Assume we have two floating point values: 1.23 and 4.56.
To represent and add these in a machine without floating point support, we will have to fall back to fixed point representation.
So we pick the number 100 as a scaling factor, simply to get rid if the decimal points:
1 - Multiple them by scaling factor => 123 and 456
2 - Add them 123 + 456 = 579
3- Divide it by the same scaling factor => 5.79
Which is equal to the floating point add 1.23 + 4.56 = 5.79
Now, why do I keep reading on online articles that scaling factor tends to be a power of two?
https://en.wikipedia.org/wiki/Scale_factor_(computer_science)
If I choose say 2^5 = 32 as my scaling factor then we have:
-> 1.23 * 32 = 39.36 ~= 39
-> 4.56 * 32 = 145.92 ~= 145
-> 39 + 149 = 188
-> 188 / 32 = 5.87
The output of 5.87 is not even precise. So why do we pick power of 2?
Why don't we just pick a power of 10 as the factor?
I have also seen in such posts: https://spin.atomicobject.com/2012/03/15/simple-fixed-point-math/
That power of two is chosen since computers can represent them fast, i.e 2^16 can be done with bit shifting : 1 << 16, but power of 10 can't be computed as fast.

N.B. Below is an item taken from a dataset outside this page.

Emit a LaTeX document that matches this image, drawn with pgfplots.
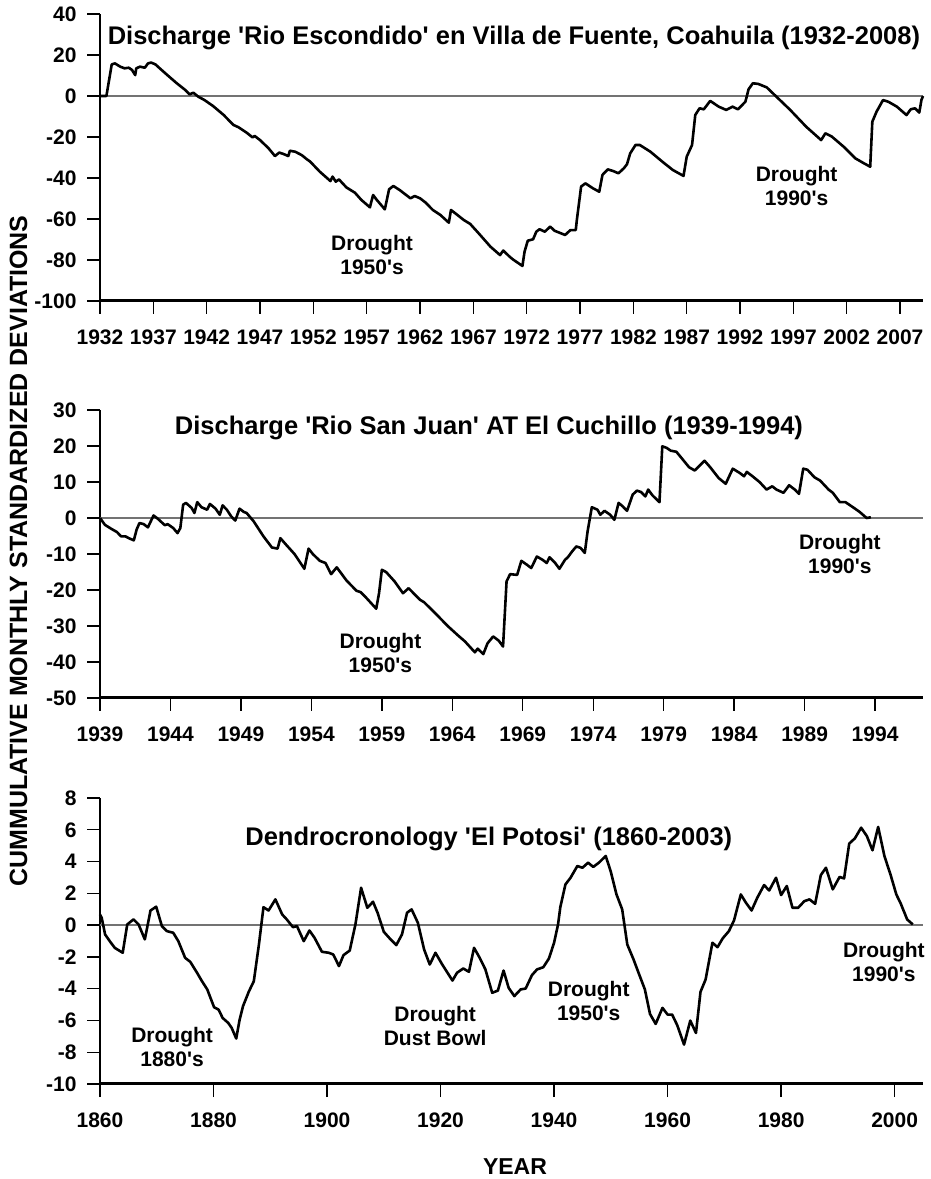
\documentclass[border=0pt]{standalone}
\usepackage{pgfplots}
\pgfplotsset{compat=1.18}
\usepackage{fontspec}
\setmainfont{Liberation Sans}[Ligatures=TeXOff]
\newcommand{\q}{\symbol{39}}
\newcommand{\lfont}{\bfseries\fontsize{21}{24}\selectfont}
\newcommand{\tfont}{\bfseries\fontsize{25.5}{28}\selectfont}
\tikzset{
  lab/.style={font=\lfont, align=center, inner sep=0pt},
  ttl/.style={font=\tfont, inner sep=0pt},
}
\pgfplotsset{
  panel/.style={
    scale only axis,
    anchor=south west,
    width=823pt,
    axis lines=left,
    axis line style={-},
    x axis line style={line width=3pt},
    y axis line style={line width=2.4pt},
    tick align=outside,
    major tick length=13pt,
    minor tick num=0,
    tick style={line width=1.4pt, black},
    tick label style={font=\lfont},
    xticklabel style={yshift=-12pt},
    yticklabel style={xshift=-7pt},
    /pgf/number format/assume math mode=true,
    /pgf/number format/1000 sep={},
    clip=false,
  },
  zeroline/.style={black!55, line width=2.4pt},
  curve/.style={black, line width=2.6pt, line join=round},
}
\begin{document}
\begin{tikzpicture}
\useasboundingbox (0pt,0pt) rectangle (931pt,1179pt);
% ---------------- Panel 1 ----------------
\begin{axis}[panel, at={(100pt,878pt)}, height=287pt,
  xmin=1932, xmax=2009.15, ymin=-100, ymax=40,
  xtick={1932,1937,...,2007}, ytick={-100,-80,...,40}]
\addplot[zeroline] coordinates {(1932,0) (2009.15,0)};
\addplot[curve] coordinates {
(1932.0,0) (1932.6,0) (1933.1,15.4) (1933.4,15.9) (1933.9,14.3) (1934.3,13.5) (1934.7,13.8) (1935.0,12.7) (1935.3,10.2) (1935.4,13.5) (1935.75,14.3) (1936.2,13.8) (1936.5,15.9) (1936.8,16.3) (1937.2,15.4) (1937.6,13.5) (1938.4,9.8) (1939.2,6.2) (1940.0,2.9) (1940.4,0.8) (1940.75,1.6) (1941.2,-0.3) (1941.8,-2.0) (1942.6,-4.9) (1943.6,-9.3) (1944.5,-14.1) (1945.0,-15.3) (1945.75,-17.9) (1946.3,-20.2) (1946.5,-19.5) (1947.0,-21.5) (1947.8,-25.5) (1948.4,-29.3) (1948.8,-27.6) (1949.2,-28.3) (1949.65,-29.3) (1949.8,-26.7) (1950.3,-27.2) (1950.9,-28.8) (1951.4,-30.9) (1951.7,-32.0) (1952.6,-36.9) (1953.6,-41.5) (1953.8,-39.3) (1954.1,-41.8) (1954.4,-40.7) (1955.1,-44.6) (1955.9,-47.2) (1956.5,-50.7) (1957.3,-54.3) (1957.6,-48.3) (1957.9,-50.4) (1958.7,-55.3) (1959.1,-45.5) (1959.5,-43.9) (1960.1,-45.9) (1960.7,-48.3) (1961.1,-49.9) (1961.5,-48.8) (1962.0,-49.9) (1962.5,-51.9) (1963.2,-55.6) (1963.9,-58.0) (1964.7,-61.8) (1964.9,-55.6) (1965.3,-57.2) (1966.1,-60.5) (1966.7,-62.4) (1967.5,-67.0) (1968.6,-73.5) (1969.5,-77.6) (1969.8,-75.4) (1970.4,-78.4)
(1970.7,-79.7) (1971.6,-82.9) (1971.8,-75.9) (1972.1,-70.6) (1972.6,-69.9) (1972.9,-66.2) (1973.2,-65.0) (1973.7,-66.2) (1974.2,-63.7) (1974.6,-65.7) (1975.6,-67.8) (1976.1,-65.4) (1976.6,-65.4) (1976.7,-60.5) (1977.1,-44.2) (1977.5,-42.6) (1978.2,-45.0) (1978.8,-46.7) (1979.1,-38.5) (1979.6,-35.8) (1980.1,-36.6) (1980.6,-37.7) (1981.1,-35.3) (1981.4,-33.3) (1981.7,-28.0) (1982.2,-23.9) (1982.6,-23.9) (1983.6,-27.2) (1984.8,-32.4) (1985.7,-36.1) (1986.7,-39.0) (1987.0,-29.6) (1987.5,-23.9) (1987.8,-9.3) (1988.2,-6.0) (1988.6,-6.5) (1989.2,-2.4) (1990.0,-5.2) (1990.7,-6.8) (1991.3,-5.2) (1991.8,-6.5) (1992.5,-2.8) (1992.8,3.3) (1993.2,6.2) (1993.7,5.9) (1994.5,4.2) (1995.4,-0.3) (1996.7,-6.8) (1998.2,-15.0) (1999.6,-21.5) (2000.0,-18.2) (2000.6,-19.8) (2001.7,-24.7) (2002.8,-30.4) (2003.6,-32.8) (2004.2,-34.5) (2004.4,-12.5) (2004.8,-7.6) (2005.4,-2.0) (2005.9,-2.8) (2006.7,-5.2) (2007.6,-9.3) (2008.0,-6.5) (2008.4,-6.0) (2008.8,-8.1) (2009.0,-2.0) (2009.15,0)
};
\node[ttl] at (axis cs:1970.8,28.3) {Discharge \q Rio Escondido\q{} en Villa de Fuente, Coahuila (1932-2008)};
\node[lab] at (axis cs:1957.5,-77.6) {Drought\\1950\q s};
\node[lab] at (axis cs:1997.3,-44.1) {Drought\\1990\q s};
\end{axis}
% ---------------- Panel 2 ----------------
\begin{axis}[panel, at={(100pt,481pt)}, height=288pt,
  xmin=1939, xmax=1997.4, ymin=-50, ymax=30,
  xtick={1939,1944,...,1994}, ytick={-50,-40,...,30}]
\addplot[zeroline] coordinates {(1939,0) (1997.4,0)};
\addplot[curve] coordinates {
(1939.0,0) (1939.35,-1.9) (1939.8,-3.0) (1940.2,-3.9) (1940.5,-5.1) (1940.8,-5.1) (1941.1,-5.7) (1941.4,-6.2) (1941.6,-3.2) (1941.8,-1.4) (1942.1,-1.7) (1942.4,-2.6) (1942.8,0.7) (1943.1,-0.2) (1943.6,-2.0) (1943.8,-1.7) (1944.2,-2.8) (1944.5,-4.2) (1944.7,-2.8) (1944.9,3.7) (1945.1,4.2) (1945.5,2.8) (1945.7,1.4) (1945.9,4.4) (1946.2,3.0) (1946.6,2.3) (1946.8,3.9) (1947.2,2.6) (1947.5,0.9) (1947.7,3.5) (1948.0,2.3) (1948.3,0.5) (1948.6,-0.7) (1948.9,2.6) (1949.2,1.7) (1949.4,1.4) (1949.9,-0.9) (1950.6,-5.1) (1951.2,-8.2) (1951.6,-8.5) (1951.8,-5.6) (1952.2,-7.4) (1952.8,-10.0) (1953.5,-14.1) (1953.8,-8.5) (1954.1,-10.0) (1954.6,-11.9) (1955.0,-12.5) (1955.4,-15.6) (1955.8,-13.7) (1956.5,-17.4) (1957.2,-20.2) (1957.5,-20.6) (1957.9,-22.2) (1958.6,-25.2) (1958.8,-20.9) (1959.0,-14.4) (1959.3,-15.0) (1959.9,-17.6) (1960.5,-20.9) (1960.9,-19.5) (1961.7,-22.7) (1962.0,-23.4) (1962.9,-26.9) (1963.7,-30.1) (1964.4,-32.6) (1964.9,-34.3) (1965.6,-37.3) (1965.8,-36.3) (1966.2,-37.8) (1966.5,-34.8) (1966.9,-32.9) (1967.3,-34.1) (1967.6,-35.7) (1967.85,-17.6) (1968.1,-15.6) (1968.6,-15.8) (1968.9,-11.9) (1969.3,-13.0) (1969.6,-13.9) (1970.0,-10.7) (1970.4,-11.6) (1970.7,-12.5) (1970.9,-10.9) (1971.3,-12.5) (1971.6,-14.1) (1972.0,-11.6) (1972.2,-10.9) (1972.5,-9.3) (1972.8,-7.9) (1973.1,-8.3) (1973.4,-9.7) (1973.6,-3.7) (1973.9,3.0) (1974.3,2.3) (1974.5,0.9) (1974.8,2.0) (1975.2,0.9) (1975.5,-0.5) (1975.8,4.2) (1976.1,3.2) (1976.4,2.0) (1976.8,6.5) (1977.1,7.6) (1977.4,7.2) (1977.7,6.0) (1977.9,7.9) (1978.2,6.3) (1978.7,4.4) (1978.9,19.9) (1979.2,19.5) (1979.5,18.7) (1979.9,18.4) (1980.3,16.5) (1980.8,14.1) (1981.2,13.2) (1981.9,15.9) (1982.3,14.1) (1982.9,11.1) (1983.4,9.5) (1983.9,13.7) (1984.4,12.5) (1984.7,11.6) (1984.9,12.8) (1985.3,11.6) (1985.8,10.0) (1986.3,7.9) (1986.7,8.8) (1987.0,7.9) (1987.5,7.0) (1987.9,9.1) (1988.3,7.9) (1988.6,6.7) (1988.9,13.7) (1989.2,13.4) (1989.7,11.3) (1990.1,10.4) (1990.7,7.9) (1991.0,7.0) (1991.5,4.4) (1991.9,4.4) (1992.5,2.8) (1992.9,1.7) (1993.4,0) (1993.7,0.2)
};
\node[ttl] at (axis cs:1966.6,25.1) {Discharge \q Rio San Juan\q{} AT El Cuchillo (1939-1994)};
\node[lab] at (axis cs:1958.9,-37.6) {Drought\\1950\q s};
\node[lab] at (axis cs:1991.5,-10.1) {Drought\\1990\q s};
\end{axis}
% ---------------- Panel 3 ----------------
\begin{axis}[panel, at={(100pt,95pt)}, height=286pt,
  xmin=1860, xmax=2005.0, ymin=-10, ymax=8,
  xtick={1860,1880,...,2000}, ytick={-10,-8,...,8}]
\addplot[zeroline] coordinates {(1860,0) (2005.0,0)};
\addplot[curve] coordinates {
(1860.0,0.67) (1860.3,0.46) (1860.9,-0.59) (1861.8,-1.05) (1862.6,-1.43) (1864.0,-1.74) (1864.8,0.04) (1865.9,0.36) (1866.8,0.04) (1867.9,-0.90) (1868.9,0.92) (1869.9,1.16) (1870.9,-0.06) (1871.8,-0.38) (1872.9,-0.48) (1873.8,-1.01) (1875.0,-2.06) (1875.9,-2.31) (1877.1,-3.0) (1877.9,-3.49) (1878.9,-4.05) (1880.1,-5.17) (1880.9,-5.32) (1881.6,-5.84) (1882.6,-6.16) (1883.2,-6.47) (1884.0,-7.14) (1884.6,-5.95) (1885.2,-5.10) (1886.2,-4.20) (1887.1,-3.53) (1888.0,-1.22) (1888.8,1.13) (1889.7,0.92) (1890.9,1.62) (1892.1,0.67) (1892.9,0.36) (1894.0,-0.13) (1894.7,-0.06) (1895.9,-1.01) (1896.9,-0.34) (1897.8,-0.80) (1899.1,-1.68) (1900.3,-1.74) (1901.1,-1.85) (1902.1,-2.58) (1902.9,-1.89) (1904.0,-1.60) (1905.0,0.04) (1906.0,2.35) (1907.1,1.09) (1908.1,1.47) (1908.9,0.78) (1910.0,-0.42) (1911.2,-0.90) (1912.2,-1.26) (1913.2,-0.59) (1914.1,0.78) (1914.9,0.99) (1916.0,0.15) (1917.1,-1.53) (1918.1,-2.48) (1919.1,-1.74) (1920.3,-2.48) (1922.1,-3.49) (1922.9,-3.0) (1924.0,-2.73) (1925.0,-2.94) (1925.9,-1.43) (1926.9,-2.06) (1927.9,-2.79) (1929.1,-4.26) (1930.1,-4.12) (1931.1,-2.86) (1932.0,-3.95) (1933.0,-4.47) (1934.1,-4.05) (1935.0,-3.99) (1936.1,-3.15) (1937.0,-2.79) (1938.1,-2.65) (1939.1,-2.1) (1940.0,-1.11) (1940.7,0.04) (1941.1,1.13) (1942.0,2.56) (1942.9,2.98) (1944.1,3.72) (1945.0,3.61) (1946.0,3.93) (1946.9,3.66) (1947.9,3.93) (1949.1,4.35) (1950.0,3.36) (1951.0,1.93) (1952.0,0.99) (1952.9,-1.22) (1954.0,-2.16) (1955.0,-3.11) (1956.0,-4.05) (1956.9,-5.59) (1957.9,-6.22) (1959.1,-5.21) (1960.0,-5.63) (1960.8,-5.63) (1961.7,-6.30) (1962.9,-7.52) (1964.0,-6.01) (1965.0,-6.79) (1965.8,-4.20) (1966.7,-3.42) (1967.9,-1.11) (1968.8,-1.39) (1969.7,-0.84) (1970.8,-0.38) (1971.7,0.29) (1972.9,1.93) (1973.8,1.41) (1974.8,0.92) (1975.8,1.72) (1977.0,2.52) (1977.9,2.18) (1979.1,2.98) (1980.0,1.89) (1981.0,2.46) (1982.0,1.09) (1983.0,1.09) (1984.1,1.51) (1985.0,1.62) (1986.0,1.34) (1987.0,3.15) (1987.9,3.61) (1989.1,2.25) (1990.3,3.03) (1991.1,2.94) (1992.0,5.13) (1993.0,5.46) (1994.1,6.13) (1995.1,5.61) (1996.1,4.71) (1997.1,6.18) (1998.2,4.35) (1999.3,3.15) (2000.3,1.93) (2001.1,1.34) (2002.2,0.36) (2003.2,0.04)
};
\node[ttl] at (axis cs:1928.5,5.4) {Dendrocronology \q El Potosi\q{} (1860-2003)};
\node[lab] at (axis cs:1872.7,-7.67) {Drought\\1880\q s};
\node[lab] at (axis cs:1919.05,-6.32) {Drought\\Dust Bowl};
\node[lab] at (axis cs:1946.1,-4.78) {Drought\\1950\q s};
\node[lab] at (axis cs:1998.1,-2.32) {Drought\\1990\q s};
\end{axis}
\node[font=\bfseries\fontsize{25}{28}\selectfont, rotate=90, inner sep=0pt] at (18.5pt,628pt) {CUMMULATIVE MONTHLY STANDARDIZED DEVIATIONS};
\node[font=\bfseries\fontsize{23}{26}\selectfont, inner sep=0pt] at (515pt,12pt) {YEAR};
\end{tikzpicture}
\end{document}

So is that it? we basically destroy precision for a bit of latency (if at all)?
Which is equal to the floating point add 1.23 + 4.56 = 5.79
Not quite.
1.23, 4.56, 5.79 as source code are exactly representable. As floating-point encoded with binary64, they are not. Much like 0.3333 is not exactly one-third, IEE-754 binary uses nearby values - within 1 part in 253. Thus the addition may provide the expected sum, or maybe a very close other sum will occur.

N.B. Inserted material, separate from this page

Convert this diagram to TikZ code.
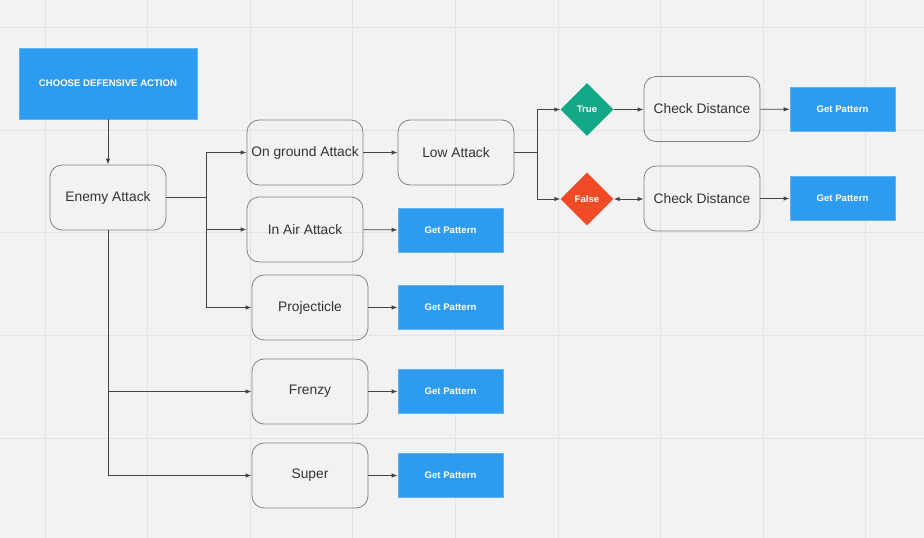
\documentclass[tikz,border=0pt]{standalone}
\usepackage{fontspec}
\setmainfont{Liberation Sans}
\usetikzlibrary{arrows.meta,shapes.geometric}
\definecolor{boardgrey}{RGB}{242,242,242}
\definecolor{gridgrey}{RGB}{228,228,228}
\definecolor{edgegrey}{RGB}{68,68,68}
\definecolor{boxgrey}{RGB}{130,130,130}
\definecolor{inkgrey}{RGB}{51,51,51}
\definecolor{patternblue}{RGB}{45,155,240}
\definecolor{truegreen}{RGB}{18,168,134}
\definecolor{falsered}{RGB}{240,74,38}

\begin{document}
\begin{tikzpicture}[x=1pt, y=-1pt, >={Latex[length=6pt,width=4.5pt]},
  actionbox/.style={draw=boxgrey, line width=0.8pt, rounded corners=12pt, minimum width=116pt, minimum height=65pt, inner sep=2pt, text=inkgrey, font=\fontsize{13.8}{16}\selectfont},
  patternbox/.style={fill=patternblue, draw=patternblue!75!white, line width=0.8pt, minimum width=105pt, minimum height=44pt, inner sep=2pt, text=white, font=\fontsize{9.6}{11}\selectfont\bfseries},
  choice/.style={diamond, minimum width=53pt, minimum height=53pt, inner sep=0pt, text=white, font=\fontsize{9.6}{11}\selectfont\bfseries},
  wire/.style={draw=edgegrey, line width=0.9pt}]

% Board and grid
\fill[boardgrey] (0,0) rectangle (924,538);
\useasboundingbox (0,0) rectangle (924,538);
\foreach \gx in {0,...,8} \draw[gridgrey, line width=0.8pt] ({45+102.6*\gx},0) -- ({45+102.6*\gx},538);
\foreach \gy in {0,...,4} \draw[gridgrey, line width=0.8pt] (0,{27.5+102.6*\gy}) -- (924,{27.5+102.6*\gy});

% Start
\node[patternbox, minimum width=178pt, minimum height=71pt] (choose) at (108,83.5) {CHOOSE DEFENSIVE ACTION};

% Attack kinds
\node[actionbox] (enemy) at (108,197.5) {Enemy Attack};
\node[actionbox] (ground) at (305,152.5) {On ground Attack};
\node[actionbox] (air) at (305,229.5) {In Air Attack};
\node[actionbox] (projectile) at (310,307.5) {Projecticle};
\node[actionbox] (frenzy) at (310,391.5) {Frenzy};
\node[actionbox] (super) at (310,475.5) {Super};
\node[actionbox] (low) at (456,152.5) {Low Attack};

% Decisions
\node[choice, fill=truegreen] (yes) at (587,109.5) {True};
\node[choice, fill=falsered] (no) at (587,199) {False};
\node[actionbox] (checkA) at (702,109) {Check Distance};
\node[actionbox] (checkB) at (702,198.5) {Check Distance};

% Patterns
\node[patternbox] (patA) at (842.5,109.5) {Get Pattern};
\node[patternbox] (patB) at (842.5,198.5) {Get Pattern};
\node[patternbox] (patAir) at (450.5,230) {Get Pattern};
\node[patternbox] (patProj) at (450.5,307.5) {Get Pattern};
\node[patternbox] (patFrenzy) at (450.5,391.5) {Get Pattern};
\node[patternbox] (patSuper) at (450.5,475.5) {Get Pattern};

% Connectors
\draw[wire, ->] (choose) -- (enemy);
\draw[wire, line width=1.4pt] (enemy.east) -- ++(40,0) coordinate (splitA);
\draw[wire, ->] (splitA) |- (ground.west);
\draw[wire, ->] (splitA) |- (air.west);
\draw[wire, ->] (splitA) |- (projectile.west);
\draw[wire, ->] (enemy.south) |- (frenzy.west);
\draw[wire, ->] (enemy.south) |- (super.west);

\draw[wire, ->] (ground) -- (low);
\draw[wire] (low.east) -- ++(23,0) coordinate (splitB);
\draw[wire, ->] (splitB) |- (yes.west);
\draw[wire, ->] (splitB) |- (no.west);
\draw[wire, ->] (yes) -- (yes -| checkA.west);
\draw[wire, <->] (no) -- (no -| checkB.west);
\draw[wire, ->] (checkA) -- (patA);
\draw[wire, ->] (checkB) -- (patB);

\draw[wire, ->] (air) -- (patAir);
\draw[wire, ->] (projectile) -- (patProj);
\draw[wire, ->] (frenzy) -- (patFrenzy);
\draw[wire, ->] (super) -- (patSuper);

\end{tikzpicture}
\end{document}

why do I keep reading on online articles that scaling factor tends to be a power of two?
With binary floating point, scaling by powers of 2 injects no precision loss. The product is exactly as good as its pre-scaled value.
Why don't we just pick a power of 10 as the factor?
Scaling by powers of 10 works well on paper (classical math), yet with binary floating point, the product likely is not exact and instead a rounded value is used. Thus our scaling injects a little error.
So is that it? we basically destroy precision for a bit of latency (if at all)?
No, there are many more issues. Since there are so many issues and speed is important, manufacturers of floating point hardware need an incredibly specific IEEE-754. Even after 40 years, corner cases come up. For over the past 20 years a decimal version of IEEE-754 exist too. That portion of the overall spec is slowing getting realized in hardware instead of the slooooow software decimal floating point implementations. Until the marketplace drives for wider acceptance, binary floating point with its difference between classical math (1.23 + 4.56) will continue to dominate versus switching to decimal floating point.